The Great Western Society – A Tale Of Endeavour & Success is a new book from Pen and Sword and was released in 2019. This book tells the story of The Great Western Society, one of Britain’s most successful railway projects, after being formed in 1960.
This hardback book measures 26cm x 18cm and has around 200 pages of full-colour photographs and detailed information. The book has a published price of £25 and can be picked up on Amazon for around £20, or £8 as an e-book on Kindle.
The Didcot Railway Centre is a big tourist attraction in Oxfordshire, and this book looks at its history from humble beginnings.
Illustrated throughout with colour and black and white photographs, this book shows some of the carriages and locomotives arriving at the museum. The book also shows some of the infrastructure at Didcot.
The Great Western Society – A Tale Of Endeavour and Success is split into 12 chapters, covering the different parts of history at the Didcot Railway Centre.
Chapter One looks at why the Great Western Society and The Didcot Railway Centre chose Great Western, in which there is no one simple answer, apart from a happy combination and a public hyperbole that the Western Railway was in fact Great.
Chapter Two looks at the beginnings of the society, including a schoolboy who had just bought a copy of The Railway Magazine.
Chapter Three of this book looks at the different locomotives that the society has, including Pendennis Castle and 6023 King Edward II.
This chapter also has an appendix of locomotives found at Didcot.
Chapter 4 moves on to look at the variety of carriages that are often forgotten about at the Didcot Railway Centre, Also included, like chapter three, is an appendix of carriages at the DRC.
Chapters 5 – 8 cover some of the developments and replicas of the museum at Didcot, including the broad gauge track (which is wider track than standard gauge).
Chapter 9 – 11 covers Signalling and trips/tours at the Didcot Railway Centre. Chapter 9 covers the visits of famous people to the Didcot Railway Centre, including the visit of Princess Anne in 2003.
Chapter 12 brings the book to a close, with coverage of the volunteers of the society working hard to keep the memories alive for future visitors.
Each chapter has a number of photographs, but we found some pages to be just full of text, and we found this quite overwhelming.

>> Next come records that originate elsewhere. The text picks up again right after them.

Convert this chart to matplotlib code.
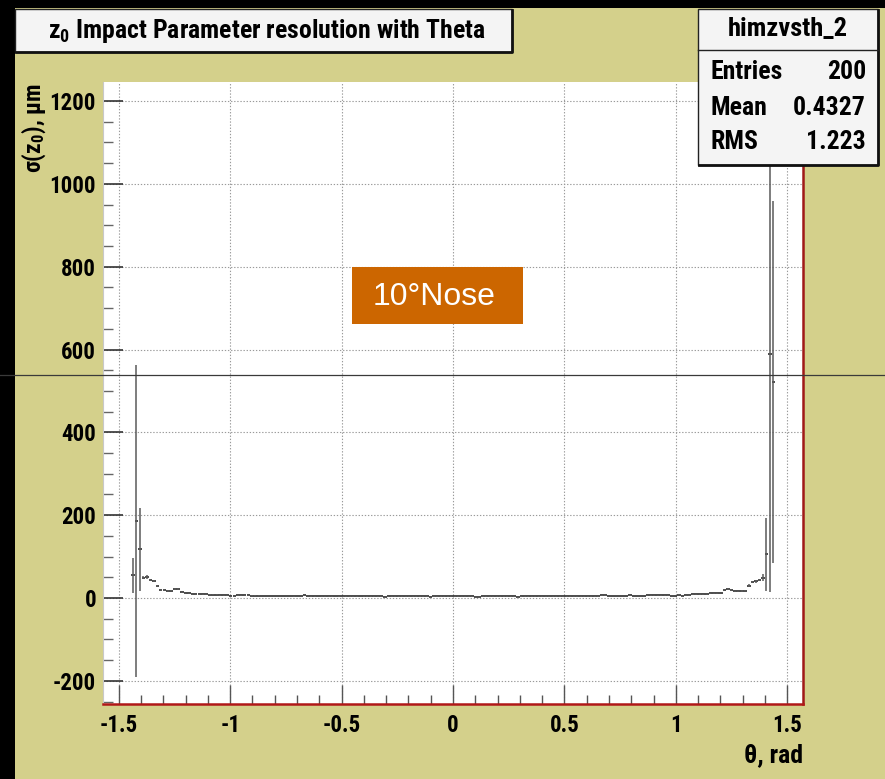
import numpy as np
import matplotlib
matplotlib.use("Agg")
import matplotlib.pyplot as plt
from matplotlib.patches import Rectangle
from matplotlib.lines import Line2D
from matplotlib.ticker import MultipleLocator, FuncFormatter
from matplotlib import font_manager as fm

# ---------------- data ----------------
n_bins = 200
theta_min, theta_max = -np.pi / 2, np.pi / 2
first_bin = 8          # bins 0..7 and 192..199 are empty

sigma_z0 = [
    55, 186, 118, 49, 51, 44, 41, 29, 19, 19,
    17, 18, 21, 21, 14, 11, 11, 9, 9, 9,
    9, 9, 8, 8, 8, 7, 7, 7, 4, 4,                  # bins 8-37
    7, 7, 7, 7, 6, 6, 6,                           # 38-44
    5, 5, 5, 5, 5, 5, 5, 5, 5, 4, 5, 5,            # 45-56
    7,                                             # 57
    5, 4, 4, 5, 4, 4, 4, 4, 5, 4, 4, 4, 4, 4, 4, 5, 4, 4, 4, 4, 4, 4,  # 58-79
    2,                                             # 80
    4, 4, 4, 4, 4, 4, 4, 4, 4, 4, 4, 4,            # 81-92
    2,                                             # 93
    4, 4, 4, 4, 4, 4, 4, 4, 4, 4, 4, 4,            # 94-105
    2, 2,                                          # 106-107
    4, 4, 4, 4, 4, 4, 4, 4, 4, 4,                  # 108-117
    2,                                             # 118
    4, 4, 4, 4, 4, 4, 4, 4, 4, 4, 4, 4, 4, 4, 4, 4, 4, 4, 4, 4, 4, 4, 4,  # 119-141
    7, 7,                                          # 142-143
    5, 5, 5, 5, 5, 5,                              # 144-149
    7,                                             # 150
    5, 5, 5, 5,                                    # 151-154
    7, 7, 7, 7, 7, 7, 7,                           # 155-161
    5, 5,                                          # 162-163
    8, 4, 7, 7,                                    # 164-167
    9, 9, 9, 9, 9,                                 # 168-172
    11, 11, 11, 12,                                # 173-176
    20, 21, 20,                                    # 177-179
    16, 16, 17, 18,                                # 180-183
    30, 38, 40, 43, 49, 106, 590, 522,             # 184-191
]

sigma_err = [
    42, 376, 100, 4, 4, 3, 3, 2, 2, 2,
    2, 2, 2, 2, 1, 1, 1, 1, 1, 1,
    1, 1, 1, 1, 1, 1, 1, 1, 1, 1,
    1, 1, 1, 1, 1, 1, 1,
    1, 1, 1, 1, 1, 1, 1, 1, 1, 1, 1, 1,
    1,
    1, 1, 1, 1, 1, 1, 1, 1, 1, 1, 1, 1, 1, 1, 1, 1, 1, 1, 1, 1, 1, 1,
    1,
    1, 1, 1, 1, 1, 1, 1, 1, 1, 1, 1, 1,
    1,
    1, 1, 1, 1, 1, 1, 1, 1, 1, 1, 1, 1,
    1, 1,
    1, 1, 1, 1, 1, 1, 1, 1, 1, 1,
    1,
    1, 1, 1, 1, 1, 1, 1, 1, 1, 1, 1, 1, 1, 1, 1, 1, 1, 1, 1, 1, 1, 1, 1,
    1, 1,
    1, 1, 1, 1, 1, 1,
    1,
    1, 1, 1, 1,
    1, 1, 1, 1, 1, 1, 1,
    1, 1,
    1, 1, 1, 1,
    1, 1, 1, 1, 1,
    1, 1, 1, 1,
    2, 2, 2,
    2, 2, 2, 2,
    3, 3, 3, 3, 8, 88, 576, 437,
]

title_text = r"$\mathrm{z_0}$ Impact Parameter resolution with Theta"
ylabel_text = r"$\sigma(\mathrm{z_0})$, μm"
xlabel_text = "θ, rad"
stats_name = "himzvsth_2"
stats_rows = [("Entries", "200"), ("Mean", "0.4327"), ("RMS", "1.223")]
note_text = "10°Nose"

# ---------------- fonts ----------------
def pick_family(cands):
    for fam in cands:
        try:
            fm.findfont(fm.FontProperties(family=fam, weight="bold"),
                        fallback_to_default=False)
            return fam
        except Exception:
            continue
    return "DejaVu Sans"

FAM = pick_family(["Roboto Condensed", "Liberation Sans Narrow", "Arial Narrow",
                   "Liberation Sans"])
CONDENSED = FAM != "Liberation Sans"

W, H = 885, 779
BG = "#d4d08b"
plt.rcParams["font.family"] = [FAM, "Liberation Sans", "DejaVu Sans"]
plt.rcParams["font.weight"] = "bold"
plt.rcParams["axes.unicode_minus"] = False
plt.rcParams["mathtext.fontset"] = "custom"
for k in ("rm", "it", "bf", "sf"):
    plt.rcParams["mathtext." + k] = FAM + ":bold"

TICK_FS = 16.5 if CONDENSED else 15
BOX_FS = 18.5 if CONDENSED else 16
TITLE_FS = 18.5 if CONDENSED else 16
YLAB_FS = 17 if CONDENSED else 15

fig = plt.figure(figsize=(W / 100, H / 100), dpi=100)
fig.patch.set_facecolor(BG)

def fx(x):
    return x / W

def fy(y):
    return 1 - y / H

# black strips (top / left) of the screenshot
fig.add_artist(Rectangle((0, fy(8)), 1, 8 / H, transform=fig.transFigure,
                         facecolor="black", edgecolor="none", zorder=0))
fig.add_artist(Rectangle((0, 0), 15 / W, 1, transform=fig.transFigure,
                         facecolor="black", edgecolor="none", zorder=0))

ax_l, ax_r, ax_t, ax_b = 103, 803, 82, 704
ax = fig.add_axes([fx(ax_l), fy(ax_b), (ax_r - ax_l) / W, (ax_b - ax_t) / H])
ax.set_facecolor("white")

edges = np.linspace(theta_min, theta_max, n_bins + 1)
centers = 0.5 * (edges[:-1] + edges[1:])
half_w = 0.5 * (edges[1] - edges[0])
vals = np.array(sigma_z0, dtype=float)
errs = np.array(sigma_err, dtype=float)
xs = centers[first_bin:first_bin + len(vals)]

ax.hlines(vals, xs - half_w, xs + half_w, colors="#1a1a1a", linewidth=1.1, zorder=3)
ax.vlines(xs, vals - errs, vals + errs, colors="#5a5a5a", linewidth=1.1, zorder=3)

ax.xaxis.set_major_locator(MultipleLocator(0.5))
ax.xaxis.set_minor_locator(MultipleLocator(0.1))
ax.yaxis.set_major_locator(MultipleLocator(200))
ax.yaxis.set_minor_locator(MultipleLocator(50))
ax.xaxis.set_major_formatter(FuncFormatter(lambda v, p: f"{v:g}"))
ax.yaxis.set_major_formatter(FuncFormatter(lambda v, p: f"{v:g}"))
ax.set_xlim(theta_min, theta_max)
ax.set_ylim(-256, 1246)

ax.grid(True, which="major", color="#9a9a9a", linestyle=(0, (1.2, 1.6)), linewidth=0.8, zorder=1)
ax.set_axisbelow(True)

ax.tick_params(axis="x", which="major", direction="in", length=13.5, width=1.0,
               color="#555555", pad=7, labelsize=TICK_FS)
ax.tick_params(axis="x", which="minor", direction="in", length=6.5, width=1.0,
               color="#555555")
ax.tick_params(axis="y", which="major", direction="in", length=14.5, width=1.2,
               color="#333333", pad=5, labelsize=TICK_FS)
ax.tick_params(axis="y", which="minor", direction="in", length=7.2, width=1.0,
               color="#666666")
for lab in ax.get_xticklabels() + ax.get_yticklabels():
    lab.set_fontweight("bold")

ax.spines["top"].set_visible(False)
ax.spines["left"].set_color("#c8c8c8")
ax.spines["left"].set_linewidth(0.8)
ax.spines["bottom"].set_color("#b01818")
ax.spines["bottom"].set_linewidth(1.8)
ax.spines["right"].set_color("#a01818")
ax.spines["right"].set_linewidth(1.8)

# axis titles
fig.text(fx(803), fy(755), xlabel_text, ha="right", va="center", fontsize=BOX_FS,
         fontweight="bold")
fig.text(fx(34), fy(83), ylabel_text, ha="center", va="top",
         rotation=90, fontsize=YLAB_FS, fontweight="bold")

# title box
fig.add_artist(Rectangle((fx(15), fy(52)), (512 - 15) / W, (52 - 9) / H,
                         transform=fig.transFigure, facecolor="#f4f4f4",
                         edgecolor="#222222", linewidth=1.0, zorder=4))
fig.add_artist(Line2D([fx(16), fx(512), fx(512)], [fy(52), fy(52), fy(10)],
                      transform=fig.transFigure, color="#111111", linewidth=2.0, zorder=5))
fig.text(fx(267), fy(31), title_text, ha="center", va="center", fontsize=TITLE_FS,
         fontweight="bold", zorder=6)

# stats box
sx0, sx1, sy0, sy1 = 698, 878, 9, 165
fig.add_artist(Rectangle((fx(sx0), fy(sy1)), (sx1 - sx0) / W, (sy1 - sy0) / H,
                         transform=fig.transFigure, facecolor="#f4f4f4",
                         edgecolor="#222222", linewidth=1.0, zorder=4))
fig.add_artist(Line2D([fx(sx0 + 1), fx(sx1), fx(sx1)], [fy(sy1), fy(sy1), fy(sy0 + 1)],
                      transform=fig.transFigure, color="#111111", linewidth=2.0, zorder=5))
fig.add_artist(Line2D([fx(sx0), fx(sx1)], [fy(50), fy(50)],
                      transform=fig.transFigure, color="#222222", linewidth=1.0, zorder=5))
fig.text(fx(788), fy(29), stats_name, ha="center", va="center", fontsize=BOX_FS + 0.5,
         fontweight="bold", zorder=6)
for (name, val), yy in zip(stats_rows, [72, 108, 142]):
    fig.text(fx(710), fy(yy), name, ha="left", va="center", fontsize=BOX_FS,
             fontweight="bold", zorder=6)
    fig.text(fx(866), fy(yy), val, ha="right", va="center", fontsize=BOX_FS,
             fontweight="bold", zorder=6)

# orange annotation box
fig.add_artist(Rectangle((fx(352), fy(324)), (523 - 352) / W, (324 - 267) / H,
                         transform=fig.transFigure, facecolor="#cc6600",
                         edgecolor="none", zorder=4))
fig.text(fx(434), fy(297), note_text, ha="center", va="center", fontsize=23,
         color="white", fontweight="normal",
         family=["Liberation Sans", "DejaVu Sans"], zorder=6)

# stray horizontal line crossing the whole screenshot
fig.add_artist(Line2D([0, 1], [fy(375), fy(375)], transform=fig.transFigure,
                      color="#3a3a3a", linewidth=0.9, zorder=10))

fig.savefig("out.png", dpi=100, facecolor=fig.get_facecolor())
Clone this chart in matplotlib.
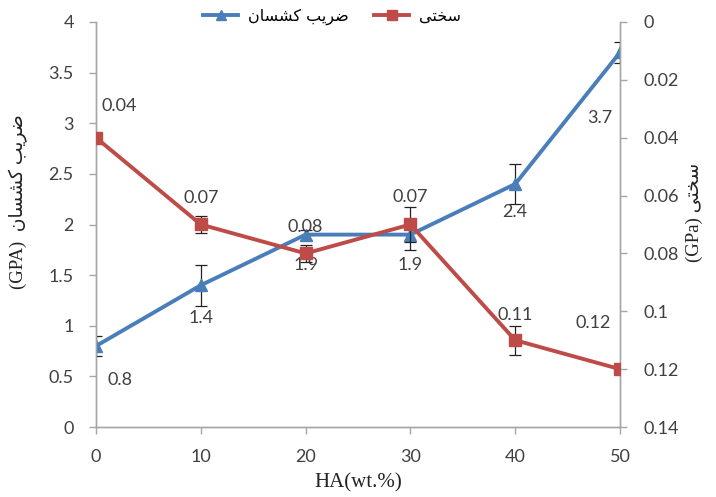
import matplotlib
matplotlib.use("Agg")
import matplotlib.pyplot as plt
from matplotlib.ticker import FuncFormatter
from matplotlib.lines import Line2D

# Data
ha_wt = [0, 10, 20, 30, 40, 50]
modulus = [0.8, 1.4, 1.9, 1.9, 2.4, 3.7]          # GPa, left axis
modulus_err = [0.1, 0.2, 0.05, 0.15, 0.2, 0.1]
hardness = [0.04, 0.07, 0.08, 0.07, 0.11, 0.12]    # GPa, right axis (inverted)
hardness_err = [0.0, 0.003, 0.003, 0.006, 0.005, 0.0]

# Persian labels, written in presentation forms in visual order
name_modulus = "\uFEE5\uFE8E\uFEB4\uFEB8\uFEDB \uFE90\uFEF3\uFEAE\uFEBF"   # ضریب کشسان
name_hardness = "\uFEF0\uFE98\uFEA8\uFEB3"                              # سختی

# offsets (pixels) for value labels
mod_label_off = [(24, -34), (0, -33), (0, -30), (0, -30), (0, -28), (-20, -66)]
hard_label_off = [(23, 32), (0, 26), (0, 26), (0, 27), (0, 25), (-27, 46)]

blue = "#4A7EBB"
red = "#BE4B48"
spine_c = "#A6A6A6"
txt_c = "#404040"
tick_font = "Lato"
num_size = 13

fig = plt.figure(figsize=(7.16, 4.97), dpi=100)
ax = fig.add_axes([96 / 716, 1 - 427 / 497, 524 / 716, 405 / 497])
ax2 = ax.twinx()

ax.errorbar(ha_wt, modulus, yerr=modulus_err, color=blue, lw=2.8, marker="^",
            ms=8, mfc=blue, mec=blue, ecolor="#222222", elinewidth=0.9,
            capsize=4, capthick=0.9, zorder=3)
ax2.errorbar(ha_wt, hardness, yerr=hardness_err, color=red, lw=2.8, marker="s",
             ms=8, mfc=red, mec=red, ecolor="#222222", elinewidth=0.9,
             capsize=4, capthick=0.9, zorder=3)

ax.set_xlim(0, 50)
ax.set_ylim(0, 4)
ax.set_yticks([0, 0.5, 1, 1.5, 2, 2.5, 3, 3.5, 4])
ax.set_xticks(ha_wt)
ax2.set_ylim(0.14, 0)
ax2.set_yticks([0, 0.02, 0.04, 0.06, 0.08, 0.1, 0.12, 0.14])

fmt = FuncFormatter(lambda v, p: ("%g" % round(v, 4)))
ax.yaxis.set_major_formatter(fmt)
ax2.yaxis.set_major_formatter(fmt)

for a in (ax, ax2):
    a.spines["top"].set_visible(False)
    for s in ("left", "right", "bottom"):
        a.spines[s].set_color(spine_c)
        a.spines[s].set_linewidth(1.0)
    a.tick_params(axis="both", colors=spine_c, length=5, width=1.0,
                  labelcolor=txt_c, labelsize=num_size)
    for lab in a.get_xticklabels() + a.get_yticklabels():
        lab.set_fontfamily(tick_font)
ax.tick_params(axis="y", pad=11)
ax.tick_params(axis="x", pad=11)
ax2.tick_params(axis="y", pad=12)
ax.set_zorder(1)
ax2.set_zorder(2)
ax.patch.set_visible(False)

# value labels
for x, y, off in zip(ha_wt, modulus, mod_label_off):
    ax.annotate("%g" % y, (x, y), xytext=off, textcoords="offset pixels",
                ha="center", va="center", fontsize=num_size, color=txt_c,
                family=tick_font, zorder=5)
for x, y, off in zip(ha_wt, hardness, hard_label_off):
    ax2.annotate("%g" % y, (x, y), xytext=off, textcoords="offset pixels",
                 ha="center", va="center", fontsize=num_size, color=txt_c,
                 family=tick_font, zorder=5)

# axis titles
ax.set_xlabel("HA(wt.%)", family="Liberation Serif", fontsize=15,
              color="#222222", labelpad=6)
fig.text(0.026, 0.595, "(GPA)  " + name_modulus, rotation=90, ha="center",
         va="center", fontsize=13.5, color="#222222",
         family=["Liberation Serif", "DejaVu Sans"])
fig.text(0.970, 0.573, "(GPa) " + name_hardness, rotation=90, ha="center",
         va="center", fontsize=13.5, color="#222222",
         family=["Liberation Serif", "DejaVu Sans"])

handles = [
    Line2D([], [], color=blue, lw=2.8, marker="^", ms=7),
    Line2D([], [], color=red, lw=2.8, marker="s", ms=7),
]
fig.legend(handles, [name_modulus, name_hardness], loc="center",
           bbox_to_anchor=(332 / 716, 1 - 17 / 497), ncol=2, frameon=False,
           handlelength=2.2, columnspacing=1.6, handletextpad=0.6,
           prop={"family": "DejaVu Sans", "size": 11.5})

fig.savefig("out.png", dpi=100)
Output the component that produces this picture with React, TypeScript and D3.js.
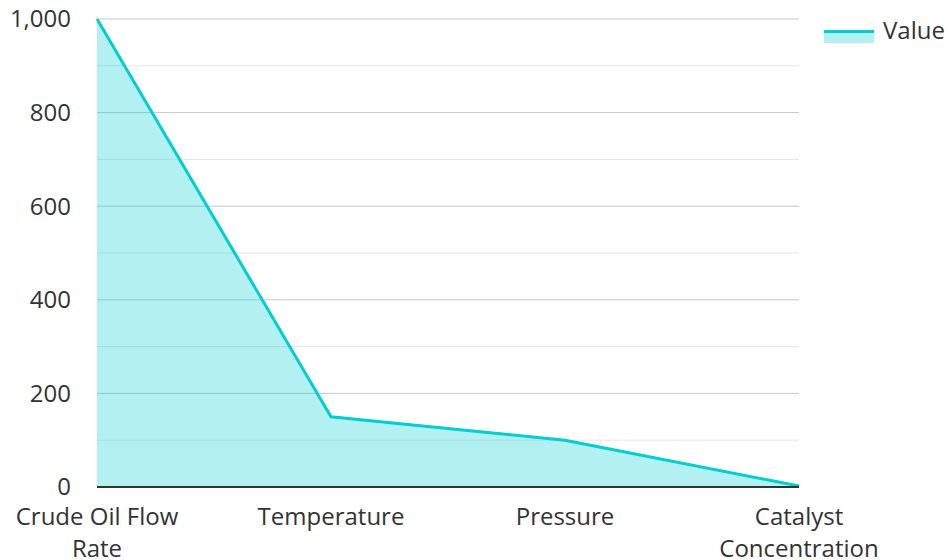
import React, { useEffect, useRef } from "react";
import * as d3 from "d3";

const categories = ["Crude Oil Flow Rate", "Temperature", "Pressure", "Catalyst Concentration"];
const values = [1000, 150, 100, 2];
const yTicks = [0, 200, 400, 600, 800, 1000];
const yMinorTicks = [100, 300, 500, 700, 900];
const seriesName = "Value";

const W = 949;
const H = 560;
const M = { left: 97, right: 150, top: 19, bottom: 73 };
const FONT = "'Open Sans', sans-serif";
const FS = 24;
const LINE = "#00CED1";
const FILL = "rgba(0,206,209,0.3)";

export default function App() {
  const ref = useRef<SVGSVGElement>(null);
  useEffect(() => {
    const svg = d3.select(ref.current);
    svg.selectAll("*").remove();
    const x = d3.scalePoint<string>().domain(categories).range([M.left, W - M.right]);
    const y = d3.scaleLinear().domain([0, 1000]).range([H - M.bottom, M.top]);

    const g = svg.append("g");
    g.selectAll("line.minor").data(yMinorTicks).join("line")
      .attr("x1", M.left).attr("x2", W - M.right)
      .attr("y1", d => y(d)).attr("y2", d => y(d))
      .attr("stroke", "#e6e6e6").attr("stroke-width", 1);
    g.selectAll("line.major").data(yTicks.filter(d => d > 0)).join("line")
      .attr("x1", M.left).attr("x2", W - M.right)
      .attr("y1", d => y(d)).attr("y2", d => y(d))
      .attr("stroke", "#c8c8c8").attr("stroke-width", 1);

    const data = categories.map((c, i) => ({ c, v: values[i] }));
    const area = d3.area<{ c: string; v: number }>()
      .x(d => x(d.c)!).y0(y(0)).y1(d => y(d.v));
    const line = d3.line<{ c: string; v: number }>()
      .x(d => x(d.c)!).y(d => y(d.v));
    g.append("path").attr("d", area(data)!).attr("fill", FILL);
    g.append("path").attr("d", line(data)!).attr("fill", "none").attr("stroke", LINE).attr("stroke-width", 3);

    g.append("line").attr("x1", M.left).attr("x2", W - M.right)
      .attr("y1", y(0)).attr("y2", y(0)).attr("stroke", "#333").attr("stroke-width", 2);

    g.selectAll("text.yt").data(yTicks).join("text")
      .attr("x", 71).attr("y", d => y(d)).attr("dy", "0.35em")
      .attr("text-anchor", "end").attr("font-family", FONT).attr("font-size", FS)
      .attr("fill", "#333").text(d => d3.format(",")(d));

    const step = x.step();
    const ctx = document.createElement("canvas").getContext("2d")!;
    ctx.font = `${FS}px ${FONT}`;
    categories.forEach(c => {
      const words = c.split(" ");
      const lines: string[] = [];
      let cur = "";
      words.forEach(w => {
        const t = cur ? cur + " " + w : w;
        if (ctx.measureText(t).width > step * 0.82 && cur) { lines.push(cur); cur = w; } else cur = t;
      });
      lines.push(cur);
      const t = g.append("text").attr("text-anchor", "middle").attr("font-family", FONT)
        .attr("font-size", FS).attr("fill", "#333");
      lines.forEach((l, i) => {
        t.append("tspan").attr("x", x(c)!).attr("y", y(0) + 38 + i * 32).text(l);
      });
    });

    const lg = g.append("g");
    lg.append("rect").attr("x", 824).attr("y", 33).attr("width", 50).attr("height", 10).attr("fill", FILL);
    lg.append("line").attr("x1", 824).attr("x2", 874).attr("y1", 31.5).attr("y2", 31.5)
      .attr("stroke", LINE).attr("stroke-width", 3);
    lg.append("text").attr("x", 883).attr("y", 31).attr("dy", "0.35em")
      .attr("font-family", FONT).attr("font-size", FS).attr("fill", "#333").text(seriesName);
  }, []);
  return <svg ref={ref} width={W} height={H} style={{ display: "block", position: "absolute", left: 0, top: 0 }} />;
}
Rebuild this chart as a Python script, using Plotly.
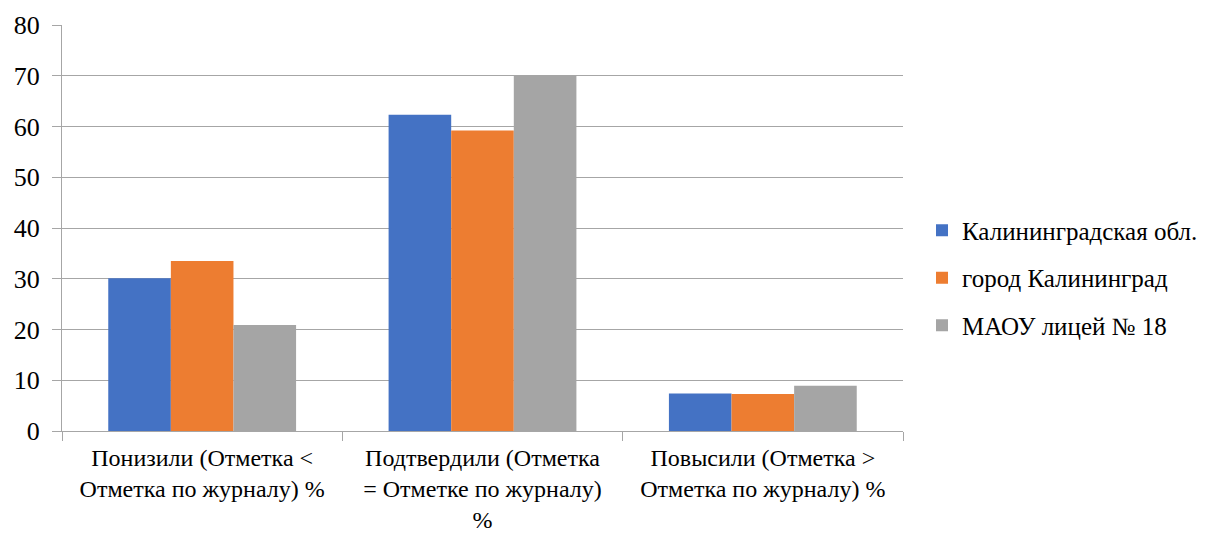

We would have liked to have seen the margins of the book a little narrower and seen a few more pictures to split up the text.
It is great to see some historic photographs of the museum being built and seeing some of the locomotives arriving having been saved from scrap.
This book then is full of information about the Great Western Society and the Didcot Railway Centre.
Whether you are local to the Dicot Railway Centre, or just want to check out the history of the society, this book is a good addition to any bookshelf.
We would like to thank Pen and Sword for providing RailAdvent with a copy of this book to review.